Handy laptop battery life tips
With the latest laptops, working on the move has never been easier, but laptops are still slaves to the National Grid.
You can do practically anything on a modern laptop, but their advanced features drain battery life to the extent that you can often only get a couple of hours out of your laptop before its battery drains.
While laptop battery life is a chief cause of mobile moans, it’s possible to get significant improvements by good practice and a few software tweaks. To help you get a longer laptop battery life, here are 10 easy ways to improve it.
1. Dim your screen
The screen is one of the most power-hungry parts of the laptop. It takes serious amounts of battery power to keep your display looking clear and bright. Saving this power is simply a question of turning the brightness down. The screen brightness button is usually located as a second function of one of the F keys, and is represented by a little sun symbol with up and down icons. To use it, just hold down the correct function key and then choose up or down.
2. Change power settings
Windows comes with some great power features, which enable you to eke out the best performance when you’re plugged into the mains, and optimise battery life when on the move. Type power options into the Start Search box and choose Power saver from the list. The Windows Mobility Center has more methods for saving battery life. These include settings for powering off the monitor and kicking into sleep mode more quickly.
3. Switch off Wi-Fi
One of the biggest battery sappers is the wireless networking capabilities built into most laptops. Wi-Fi drains the battery by constantly drawing power from the battery and, when not connected, looking for networks. When you’re using your laptop away from the grid, the likelihood is you’re away from wireless networks, so you can turn this device off. Many laptops have a function button that enables you to turn off the wireless adaptor manually to save yourself the unnecessary waste, but older laptops often don’t have this. If this is the case, just go to the Control Panel, access the Network Connections menu and disable your wireless connection manually.
4. Turn off peripherals
Using USB peripherals can put a big drain on your system, because your motherboard has to power them, so unplugging everything saves juice. USB sticks, mice and webcams are common offenders, so copy all your information across and eject your devices as soon as possible, and put up with laptop track pads over your USB mouse. Many laptops have function buttons to turn off the built-in webcam, which drains the battery if given the chance. And switch your speakers to mute if you’ve no need for sound – your laptop beeping every time it gets an email or boots Windows can be a drain.
5. Eject your disc drives
Having a disc spinning in the drive is a huge drain on resources, and many programs constantly do this. Simply eject your discs before you switch to battery power to gain vital extra minutes from your working day.
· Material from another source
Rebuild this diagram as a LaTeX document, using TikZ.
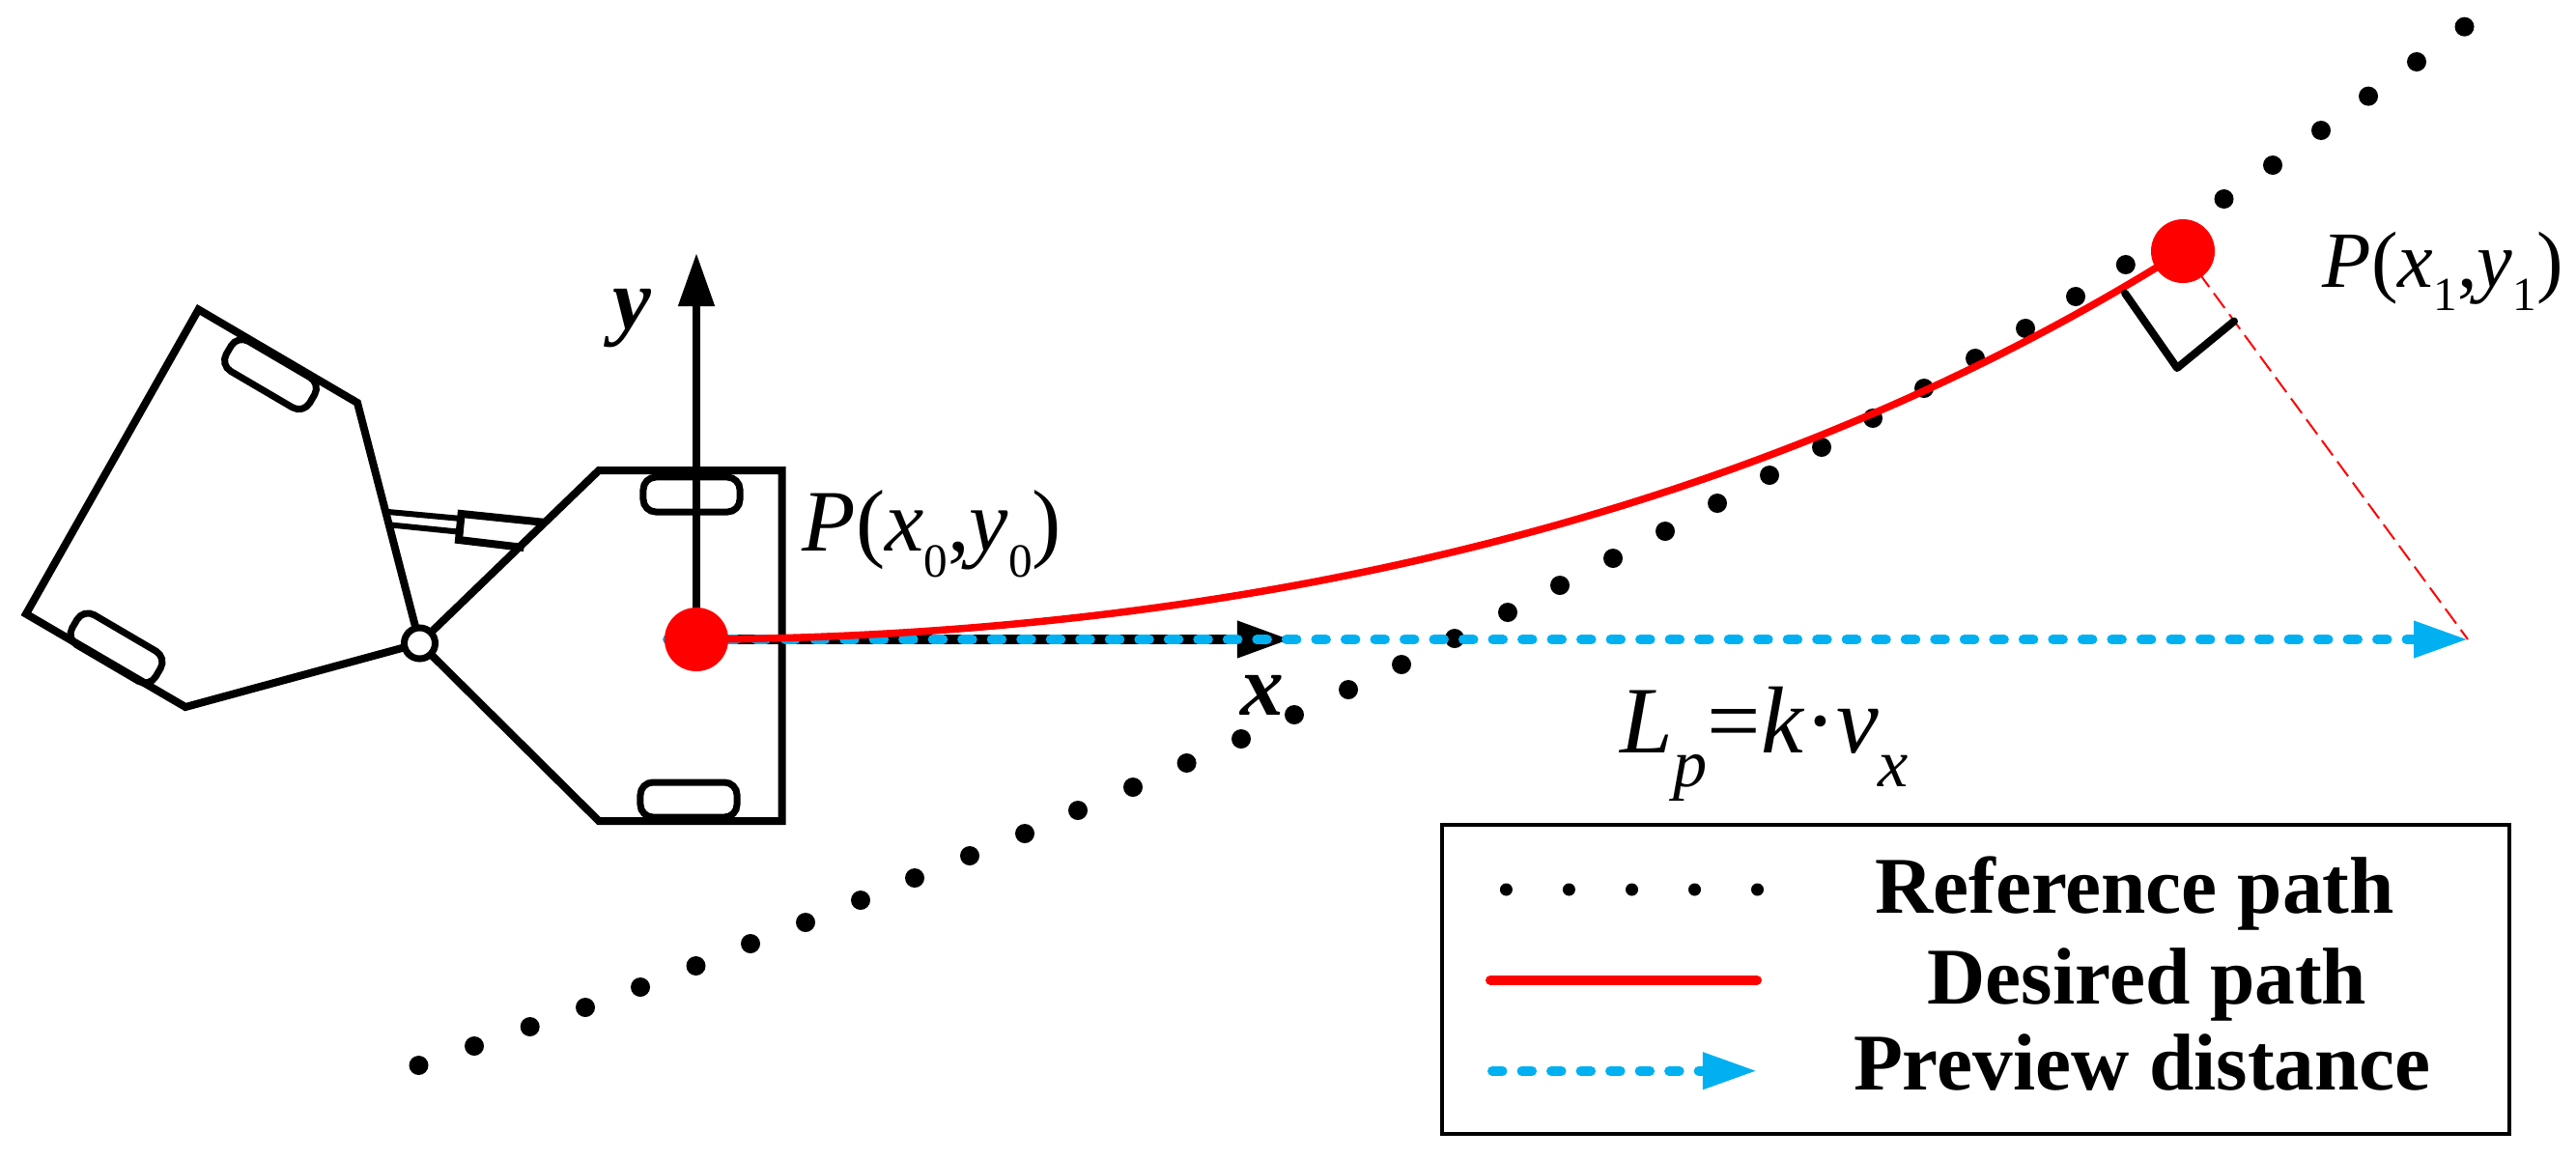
\documentclass[tikz,border=0pt]{standalone}
\usepackage{fontspec}
\setmainfont{Liberation Serif}
\usetikzlibrary{arrows.meta}
\definecolor{previewblue}{RGB}{0,176,240}
\newcommand{\lowidx}[1]{\raisebox{-.3em}{\fontsize{14}{14}\selectfont #1}}
\newcommand{\lowvar}[1]{\raisebox{-.36em}{\fontsize{20}{20}\selectfont\itshape #1}}
\begin{document}
\begin{tikzpicture}[x=0.01cm, y=-0.01cm,
        body/.style = {line width=0.8mm, miter limit=10},
        wheelbox/.style = {draw, line width=0.7mm, rounded corners=1.3mm, minimum width=10mm, minimum height=3.6mm, inner sep=0pt},
        pathdot/.style = {circle, fill=black, minimum size=2mm, inner sep=0pt},
        keydot/.style = {circle, fill=black, minimum size=1.3mm, inner sep=0pt},
        reddot/.style = {circle, fill=red, minimum size=6.6mm, inner sep=0pt},
        axis/.style = {-{Triangle[length=5.5mm, width=3.6mm]}, line width=0.8mm},
        desired/.style = {red, line width=0.75mm},
        preview/.style = {previewblue, line width=1mm, line cap=round, dash pattern=on 1.05mm off 2mm, -{Triangle[length=5.6mm, width=3.6mm]}},
        mathlabel/.style = {anchor=base west, inner sep=0pt, font=\fontsize{23.5}{23.5}\selectfont},
        keylabel/.style = {anchor=base, inner sep=0pt, font=\fontsize{23.7}{23.7}\selectfont\bfseries}]
        \useasboundingbox (0,0) rectangle (2667,1200);
        \coordinate (p0) at (721,662);
        \coordinate (p1) at (2260,260);
        \coordinate (hinge) at (434.5,666);
        \coordinate (xtip) at (1336,662);
        \coordinate (ytip) at (721,262);
        \coordinate (bluestart) at (691,662);
        \coordinate (bluetip) at (2555,662);
        % trailer and tractor
        \coordinate (a) at (205.5,320.5);
        \coordinate (b) at (370,417);
        \coordinate (d) at (192,732);
        \coordinate (e) at (27,635.6);
        \coordinate (f) at (620,487);
        \coordinate (g) at (809.5,487);
        \coordinate (h) at (809.5,850);
        \coordinate (i) at (620,850);
        \draw[body] (hinge) -- (b) -- (a) -- (e) -- (d) -- cycle;
        \draw[body] (hinge) -- (f) -- (g) -- (h) -- (i) -- cycle;
        \node[wheelbox, rotate=-30.4] (w1) at (280,387.6) {};
        \node[wheelbox, rotate=-30.4] (w2) at (120.5,671) {};
        \node[wheelbox] (w3) at (716,512) {};
        \node[wheelbox] (w4) at (713,828) {};
        % cylinder between the two bodies
        \coordinate (r1) at (402,530);
        \coordinate (r2) at (477.6,537);
        \coordinate (r3) at (404.7,543.5);
        \coordinate (r4) at (475,550.6);
        \coordinate (c1) at (565,541);
        \coordinate (c2) at (477.6,532);
        \coordinate (c3) at (475,559);
        \coordinate (c4) at (542.5,567);
        \draw[line width=0.6mm] (r1) -- (r2);
        \draw[line width=0.6mm] (r3) -- (r4);
        \draw[body] (c1) -- (c2) -- (c3) -- (c4);
        \node[circle, draw, fill=white, line width=0.7mm, minimum size=3.2mm, inner sep=0pt] (pivot) at (hinge) {};
        % reference path
        \foreach \px/\py [count=\i] in {433.5/1103, 491/1083, 548.7/1063, 606/1043, 663/1022, 720.5/1000, 777/977, 834/955, 891/932, 947/909, 1004/886, 1061/863, 1116/839, 1173/815, 1228.6/790, 1285/765, 1340/740, 1396/714, 1451/688, 1506/661, 1561/634, 1615/606, 1670/578, 1724/550, 1778/521, 1832/492, 1886/463, 1939/433, 1992/402, 2045/371, 2097/340, 2149/307, 2200.8/274, 2302.5/206, 2353/171, 2403/135, 2452/99.6, 2502/64, 2551.5/27.7}
            \node[pathdot] (d\i) at (\px,\py) {};
        \draw[axis] (p0) -- (ytip);
        \draw[axis, line width=1mm] (p0) -- (xtip);
        \draw[preview] (bluestart) -- (bluetip);
        \draw[desired] (p0) .. controls (1180,660) and (1760,575) .. (p1);
        \draw[red, line width=0.2mm, dash pattern=on 1.9mm off 0.8mm] (p1) -- (bluetip);
        \node[reddot] (p0dot) at (p0) {};
        \node[reddot] (p1dot) at (p1) {};
        % right angle mark
        \coordinate (m1) at (2200,303.6);
        \coordinate (m2) at (2254,381);
        \coordinate (m3) at (2313,332.6);
        \draw[line width=0.8mm, line cap=round, line join=round] (m1) -- (m2) -- (m3);
        % labels
        \node[mathlabel, font=\fontsize{25.5}{25.5}\selectfont\bfseries\itshape, anchor=base] (ylab) at (654,340) {y};
        \node[mathlabel, font=\fontsize{25.5}{25.5}\selectfont\bfseries\itshape, anchor=base] (xlab) at (1307,740) {x};
        \node[mathlabel, font=\fontsize{25.8}{25.8}\selectfont] (p0lab) at (830,570) {\textit{P}(\textit{x}\lowidx{0},\textit{y}\lowidx{0})};
        \node[mathlabel] (p1lab) at (2404,297) {\textit{P}(\textit{x}\lowidx{1},\textit{y}\lowidx{1})};
        \node[mathlabel, font=\fontsize{28}{28}\selectfont] (lplab) at (1677,779) {\textit{L}\lowvar{p}=\textit{k}·\textit{v}\lowvar{x}};
        % legend
        \node[draw, line width=0.35mm, minimum width=110.4mm, minimum height=32mm, inner sep=0pt] (legend) at (2045.5,1014) {};
        \foreach \kx [count=\i] in {1559.4,1624.4,1689.5,1754.5,1819.5}
            \node[keydot] (k\i) at (\kx,921) {};
        \coordinate (reda) at (1543,1014.7);
        \coordinate (redb) at (1819,1014.7);
        \coordinate (bluea) at (1545,1108.7);
        \coordinate (blueb) at (1819,1108.7);
        \draw[red, line width=1mm, line cap=round] (reda) -- (redb);
        \draw[preview] (bluea) -- (blueb);
        \node[keylabel] (key1) at (2210,945) {Reference path};
        \node[keylabel] (key2) at (2223,1039) {Desired path};
        \node[keylabel] (key3) at (2218,1128) {Preview distance};
\end{tikzpicture}
\end{document}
6. Invest in some hardware
Good practice can go some way to extending your battery life, but if you need to use your laptop throughout your working day, you’re going to need some help. Most laptops come with a six-cell battery, but many manufacturers offer eight- or even 12-cell optional upgrades, which can double your power. The alternative to expensive laptop batteries are products such as the Philips Portable Power Pack, which gives you valuable extra hours for all your devices. The Philips is a compact battery unit that has adaptors for most laptops and mobile phones, which is portable enough to be placed in a bag and has enough capacity to double the length of your charge.
7. Disable features
Windows has some handy built-in features, but many put demands on your system that are unnecessary when working on the move. Take the simple measure of turning off Windows Aero when you’re on the move to make your laptop more efficient.
8. Battery care
Lithium-Ion batteries don’t need a complete discharge (contrary to popular belief) but also you should use a battery once you’ve charged it. If you have a spare you keep topped up, use that instead of your main regularly. If you have an older non-Lithium-Ion battery, you’ll need to regularly discharge it.
9. Get more memory
Give your laptop a break. If you’re using intensive apps that usually require a lot of virtual memory, you’d be better off buying more RAM (though it’s worth noting that more memory will need more power). Virtual memory isn’t too efficient when it comes to battery life; it spins your hard disk more.
10. Don’t install apps from disc on the move
Try to reduce the time you use optical drives to a minimum; they can be pretty power hungry and installing apps from CD or DVD can have an instant effect on your battery life indicator.